* start DATASET ROWS *

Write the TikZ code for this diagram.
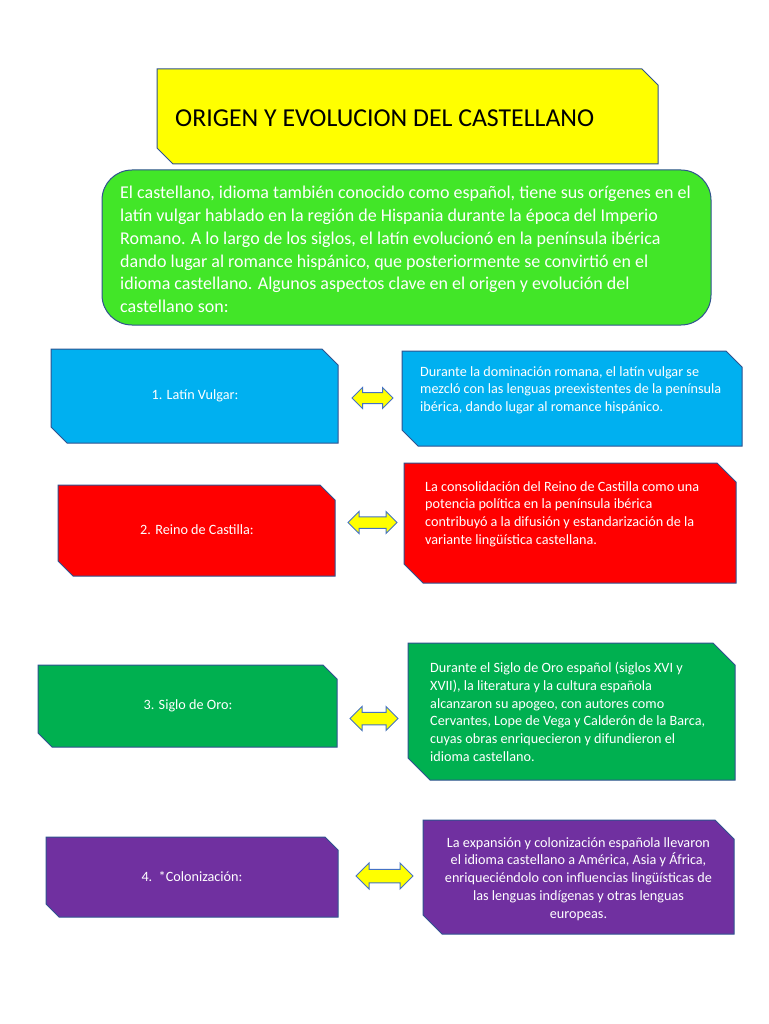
\documentclass[tikz,border=0pt]{standalone}
\usepackage{fontspec}
\setmainfont{Carlito}
\usetikzlibrary{shapes.arrows}
\definecolor{edge}{HTML}{2F528F}
\definecolor{ttl}{HTML}{FFFF00}
\definecolor{limegr}{HTML}{42E628}
\definecolor{cblue}{HTML}{00B0F0}
\definecolor{cred}{HTML}{FF0000}
\definecolor{cgreen}{HTML}{00B050}
\definecolor{cpurple}{HTML}{7030A0}
\definecolor{arrowedge}{HTML}{4472C4}
\newcommand\snipshape[6]{%
  \filldraw[boxline, fill=#6] (#1,#2) -- ({#3-#5},#2) -- (#3,{#2+#5}) -- (#3,#4) -- ({#1+#5},#4) -- (#1,{#4-#5}) -- cycle;}
\tikzset{
  boxline/.style={draw=edge, line width=1pt, line join=miter},
  titletext/.style={font=\fontsize{25.8}{30}\selectfont, text=black, inner sep=0pt, anchor=west},
  introtext/.style={font=\fontsize{18}{22.8}\selectfont, text=white, inner sep=0pt, align=left, anchor=north west},
  smalltext/.style={font=\fontsize{14.2}{17.8}\selectfont, text=white, inner sep=0pt, align=left, anchor=north west},
  labeltext/.style={font=\fontsize{14.2}{17.8}\selectfont, text=white, inner sep=0pt},
  dblarrow/.style={double arrow, draw=arrowedge, fill=ttl, line width=1pt, inner xsep=0pt,
    double arrow tip angle=90},
}
\begin{document}
\begin{tikzpicture}[x=1pt,y=-1pt]
\useasboundingbox (0,0) rectangle (768,1024);
% title
\snipshape{157}{69}{658}{164}{16}{ttl}
\node[titletext] (title) at (175,118) {ORIGEN Y EVOLUCION DEL CASTELLANO};
% intro
\draw[boxline, fill=limegr, rounded corners=30pt] (102,170) rectangle (711,325);
\node[introtext] (intro) at (120,186) {El castellano, idioma también conocido como español, tiene sus orígenes en el\\
latín vulgar hablado en la región de Hispania durante la época del Imperio\\
Romano. A lo largo de los siglos, el latín evolucionó en la península ibérica\\
dando lugar al romance hispánico, que posteriormente se convirtió en el\\
idioma castellano. Algunos aspectos clave en el origen y evolución del\\
castellano son:};
% row 1
\snipshape{51}{349}{338}{443}{16}{cblue}
\node[labeltext] (l1) at (195,396) {1. Latín Vulgar:};
\snipshape{402}{351}{742}{446}{16}{cblue}
\node[smalltext] (r1) at (420,366) {Durante la dominación romana, el latín vulgar se\\
mezcló con las lenguas preexistentes de la península\\
ibérica, dando lugar al romance hispánico.};
\node[dblarrow, minimum height=41pt, inner ysep=5pt, double arrow head extend=5pt] (a1) at (372.5,398) {};
% row 2
\snipshape{58}{485}{335}{576}{15}{cred}
\node[labeltext] (l2) at (197,530) {2. Reino de Castilla:};
\snipshape{404}{463}{736}{583}{19}{cred}
\node[smalltext] (r2) at (425,481) {La consolidación del Reino de Castilla como una\\
potencia política en la península ibérica\\
contribuyó a la difusión y estandarización de la\\
variante lingüística castellana.};
\node[dblarrow, minimum height=49pt, inner ysep=5.25pt, double arrow head extend=5.25pt] (a2) at (372.5,522.5) {};
% row 3
\snipshape{38}{665}{337}{747}{14}{cgreen}
\node[labeltext] (l3) at (188,706) {3. Siglo de Oro:};
\snipshape{408}{643}{735}{780}{22}{cgreen}
\node[smalltext] (r3) at (430,662) {Durante el Siglo de Oro español (siglos XVI y\\
XVII), la literatura y la cultura española\\
alcanzaron su apogeo, con autores como\\
Cervantes, Lope de Vega y Calderón de la Barca,\\
cuyas obras enriquecieron y difundieron el\\
idioma castellano.};
\node[dblarrow, minimum height=48pt, inner ysep=5.75pt, double arrow head extend=5.75pt] (a3) at (374,718.5) {};
% row 4
\snipshape{46}{837}{338}{917}{13}{cpurple}
\node[labeltext] (l4) at (192,877) {4.\ \ *Colonización:};
\snipshape{423}{820}{734}{934}{19}{cpurple}
\node[smalltext, align=center, anchor=north] (r4) at (578.5,837) {La expansión y colonización española llevaron\\
el idioma castellano a América, Asia y África,\\
enriqueciéndolo con influencias lingüísticas de\\
las lenguas indígenas y otras lenguas\\
europeas.};
\node[dblarrow, minimum height=57pt, inner ysep=6.25pt, double arrow head extend=6.25pt] (a4) at (384.5,876) {};
\end{tikzpicture}
\end{document}
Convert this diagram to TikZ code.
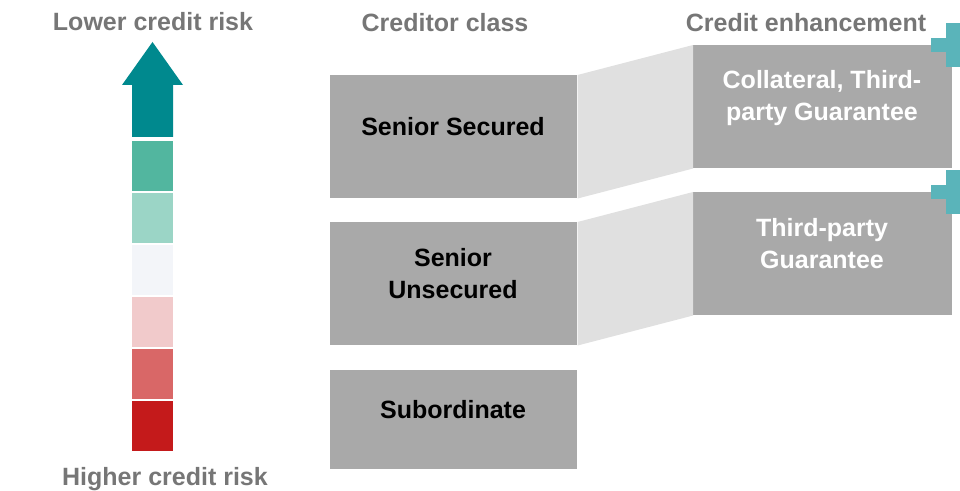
\documentclass[tikz,border=0pt]{standalone}
\usepackage{fontspec}
\setmainfont{Liberation Sans}
\definecolor{hdrgray}{HTML}{767676}
\definecolor{boxgray}{HTML}{A9A9A9}
\definecolor{linkgray}{HTML}{E0E0E0}
\definecolor{plusteal}{HTML}{5AB4BA}
\definecolor{arrowteal}{HTML}{00898E}
\definecolor{riskA}{HTML}{52B69F}
\definecolor{riskB}{HTML}{9BD5C6}
\definecolor{riskC}{HTML}{F3F5F9}
\definecolor{riskD}{HTML}{F1CACB}
\definecolor{riskE}{HTML}{D96767}
\definecolor{riskF}{HTML}{C41A1B}
\begin{document}
\begin{tikzpicture}[x=0.75pt,y=-0.75pt,
  txt/.style={font=\bfseries\fontsize{18.75}{24}\selectfont, inner sep=0pt, anchor=base, align=center},
  hdr/.style={txt, text=hdrgray},
  classbox/.style={fill=boxgray, inner sep=0pt, anchor=north west, minimum width=185.25pt},
  enhbox/.style={fill=boxgray, inner sep=0pt, anchor=north west, minimum width=194.25pt, minimum height=92.25pt},
  riskcell/.style={inner sep=0pt, anchor=north west, minimum width=30.75pt, minimum height=37.5pt},
  link/.style={fill=linkgray},
  plus/.style={fill=plusteal}]
\useasboundingbox (0,0) rectangle (960,491);

% headings
\node[hdr] (lowrisk) at (153,31) {Lower credit risk};
\node[hdr] (highrisk) at (165,485) {Higher credit risk};
\node[hdr] (classhdr) at (445,32) {Creditor class};
\node[hdr] (enhhdr) at (806,32) {Credit enhancement};

% risk scale: arrow on top of six coloured cells
\fill[arrowteal] (132,137) -- (132,85) -- (122,85) -- (152.5,42) -- (183,85) -- (173,85) -- (173,137) -- cycle;
\node[riskcell, fill=riskA] (r1) at (132,141) {};
\node[riskcell, fill=riskB] (r2) at (132,192.5) {};
\node[riskcell, fill=riskC] (r3) at (132,244.5) {};
\node[riskcell, fill=riskD] (r4) at (132,296.5) {};
\node[riskcell, fill=riskE] (r5) at (132,349) {};
\node[riskcell, fill=riskF] (r6) at (132,401) {};

% creditor classes
\node[classbox, minimum height=92.25pt] (ss) at (330,75) {};
\node[classbox, minimum height=92.25pt] (su) at (330,222) {};
\node[classbox, minimum height=74.25pt] (sub) at (330,370) {};

% credit enhancements
\node[enhbox] (ce1) at (693,45) {};
\node[enhbox] (ce2) at (693,192) {};

% links between classes and enhancements
\fill[link] (ss.north east) -- (ce1.north west) -- (ce1.south west) -- (ss.south east) -- cycle;
\fill[link] (su.north east) -- (ce2.north west) -- (ce2.south west) -- (su.south east) -- cycle;

% plus marks
\fill[plus] ([xshift=-16.5pt,yshift=5.25pt]ce1.north east) rectangle ([xshift=16.5pt,yshift=-5.25pt]ce1.north east);
\fill[plus] ([xshift=-5.25pt,yshift=16.5pt]ce1.north east) rectangle ([xshift=5.25pt,yshift=-16.5pt]ce1.north east);
\fill[plus] ([xshift=-16.5pt,yshift=5.25pt]ce2.north east) rectangle ([xshift=16.5pt,yshift=-5.25pt]ce2.north east);
\fill[plus] ([xshift=-5.25pt,yshift=16.5pt]ce2.north east) rectangle ([xshift=5.25pt,yshift=-16.5pt]ce2.north east);

% labels (multi-line labels are anchored on their last baseline)
\node[txt] (ssl) at (453,136) {Senior Secured};
\node[txt] (sul) at (453,299) {Senior\\Unsecured};
\node[txt] (subl) at (453,418) {Subordinate};
\node[txt, text=white] (ce1l) at (822,121) {Collateral, Third-\\party Guarantee};
\node[txt, text=white] (ce2l) at (822,269) {Third-party\\Guarantee};
\end{tikzpicture}
\end{document}
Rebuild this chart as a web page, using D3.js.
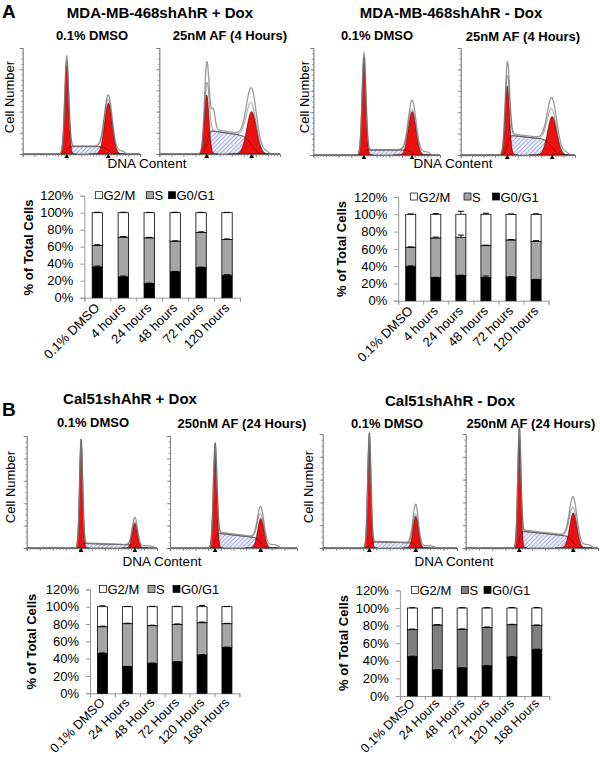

* end DATASET ROWS *

_TASK PROMPT_
Copy each line of the records that contains the word "code".

_REPLY TO THE EXERCISE_
Write the TikZ code for this diagram.
Convert this diagram to TikZ code.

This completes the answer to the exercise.